By May 19, 2010Commentary

Pathway Genetics, a company which does direct-to-consumer genetic testing, announced that its test kits will be marketed through Walgreen’s drug stores.  Consumers will buy the kits, do a saliva swab, mail it to Pathway’s lab and then can purchase an analysis of the results.  Several companies are in this direct-to-consumer genetic testing business, with apparently mixed success.  One, 23andme, reportedly retrenched due to lower revenue than expected.  (WSJ Article) (Pathway Press Release)
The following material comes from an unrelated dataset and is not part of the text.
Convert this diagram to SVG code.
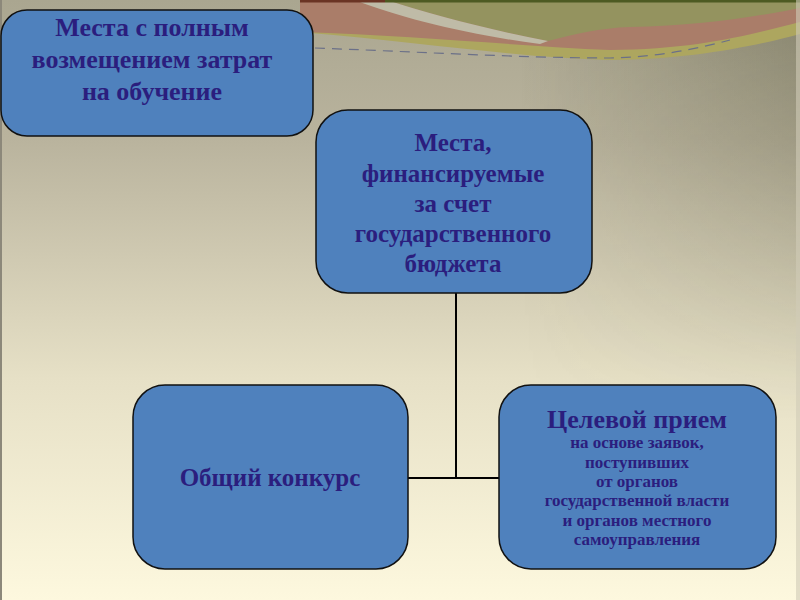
<svg xmlns="http://www.w3.org/2000/svg" width="800" height="600" viewBox="0 0 800 600">
<defs>
<linearGradient id="bg" x1="0" y1="0" x2="0" y2="1">
<stop offset="0" stop-color="#aaa690"/>
<stop offset="0.23" stop-color="#b9b39d"/>
<stop offset="0.63" stop-color="#e6e0c6"/>
<stop offset="1" stop-color="#fdf8de"/>
</linearGradient>
<linearGradient id="shade" x1="0" y1="0" x2="1" y2="0">
<stop offset="0" stop-color="#3a3a20" stop-opacity="0"/>
<stop offset="0.65" stop-color="#3a3a20" stop-opacity="0"/>
<stop offset="1" stop-color="#3a3a20" stop-opacity="0.3"/>
</linearGradient>
<linearGradient id="fadeV" x1="0" y1="0" x2="0" y2="1">
<stop offset="0" stop-color="#fff"/>
<stop offset="0.7" stop-color="#000"/>
</linearGradient>
<mask id="m"><rect width="800" height="600" fill="url(#fadeV)"/></mask>
<style>
.box{fill:#4f81bd;stroke:#111;stroke-width:1.5}
.t{font-family:"Liberation Serif","Times New Roman",serif;font-weight:bold;fill:#2b1e7e;text-anchor:middle}
.big{font-size:26px}
.mid{font-size:25px}
.sm{font-size:17px}
.conn{stroke:#000;stroke-width:2;fill:none}
</style>
</defs>
<rect width="800" height="600" fill="url(#bg)"/>
<rect width="800" height="600" fill="url(#shade)" mask="url(#m)"/>
<g id="decor">
<path d="M300 0 H800 V34 C760 45 690 60 610 60 C520 58 420 42 310 33 L300 33 Z" fill="#ada65f"/>
<path d="M300 0 H800 V22 C760 32 700 50 610 50 C520 46 420 36 300 32 Z" fill="#aa7d69"/>
<path d="M387 0 H800 V8 C760 16 700 26 630 27 C600 28 575 34 548 41 C490 30 430 14 387 0 Z" fill="#94935f"/>
<path d="M355 0 L387 0 C430 14 490 30 548 41 L540 44 C470 35 400 18 355 0 Z" fill="#bfbba7"/>
<path d="M385 0 H800 V2.5 H385 Z" fill="#4d5a22"/>
<path d="M300 0 H385 V2.5 H300 Z" fill="#6a3424"/>
<path d="M315 48 C400 51 520 58 610 58 C660 57 700 48 730 40" stroke="#6b7088" stroke-width="1.2" stroke-dasharray="10 7" fill="none"/>
</g>
<rect x="0" y="0" width="2" height="600" fill="#8c887a"/>
<rect x="796" y="0" width="4" height="600" fill="#d0ccb8" opacity="0.6"/>
<g id="connectors">
<path class="conn" d="M456 293 V478 M408 478 H500"/>
</g>
<g id="node-full">
<rect class="box" x="1" y="10" width="312" height="126" rx="26"/>
<text class="t big" x="152" y="36">Места с полным</text>
<text class="t big" x="152" y="68">возмещением затрат</text>
<text class="t big" x="152" y="100">на обучение</text>
</g>
<g id="node-budget">
<rect class="box" x="316" y="110" width="276" height="183" rx="32"/>
<text class="t mid" x="453" y="151">Места,</text>
<text class="t mid" x="453" y="182">финансируемые</text>
<text class="t mid" x="453" y="212">за счет</text>
<text class="t mid" x="453" y="242">государственного</text>
<text class="t mid" x="453" y="272">бюджета</text>
</g>
<g id="node-general">
<rect class="box" x="133" y="385" width="275" height="184" rx="32"/>
<text class="t mid" x="270" y="486">Общий конкурс</text>
</g>
<g id="node-target">
<rect class="box" x="499" y="385" width="277" height="184" rx="32"/>
<text class="t big" x="637" y="428">Целевой прием</text>
<text class="t sm" x="637" y="448">на основе заявок,</text>
<text class="t sm" x="637" y="468">поступивших</text>
<text class="t sm" x="637" y="487">от органов</text>
<text class="t sm" x="637" y="506">государственной власти</text>
<text class="t sm" x="637" y="526">и органов местного</text>
<text class="t sm" x="637" y="545">самоуправления</text>
</g>
</svg>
The FDA, however, thinks that the Pathway tests may need to go through the agency’s regulatory process and made a public statement that the company had not done so.  (FDA Article) Walgreens responded by saying it didn’t think clearance was needed, saying the tests are similar to other home diagnostic tests it sells like pregnancy tests and drug tests.  Pathway said FDA approval wasn’t needed because the tests are not used for the diagnosis or treatment of a disease.  Both companies seem to be on thin ice.  Pathway’s own press release states that the “information is critical for making well-informed health and wellness decisions.”  The sole purpose of these tests is to identify potential health risks, which sounds very diagnosy.  And genetic tests for disease propensity are very different from a test which just tells you if you are pregnant or not or if someone is using drugs.  As of now, Walgreens has delayed sales pending resolution of the FDA issues.  The test kits also will not be sold in New York State, because it has clearly identified these as medical tests which are regulated.  A

Pathway obviously was looking for a large distribution channel.  Walgreens presumably sees this as another leg of its growing set of health services, buttressed by the core pharmacy business and the in-store clinics.  But genetic tests have raised many concerns, particularly when sold directly to consumers.  Expecting consumers to know how to interpret and use the results of these tests is unrealistic and they should only be offered in the context of expert medical advice.  Stronger FDA regulation is inevitable.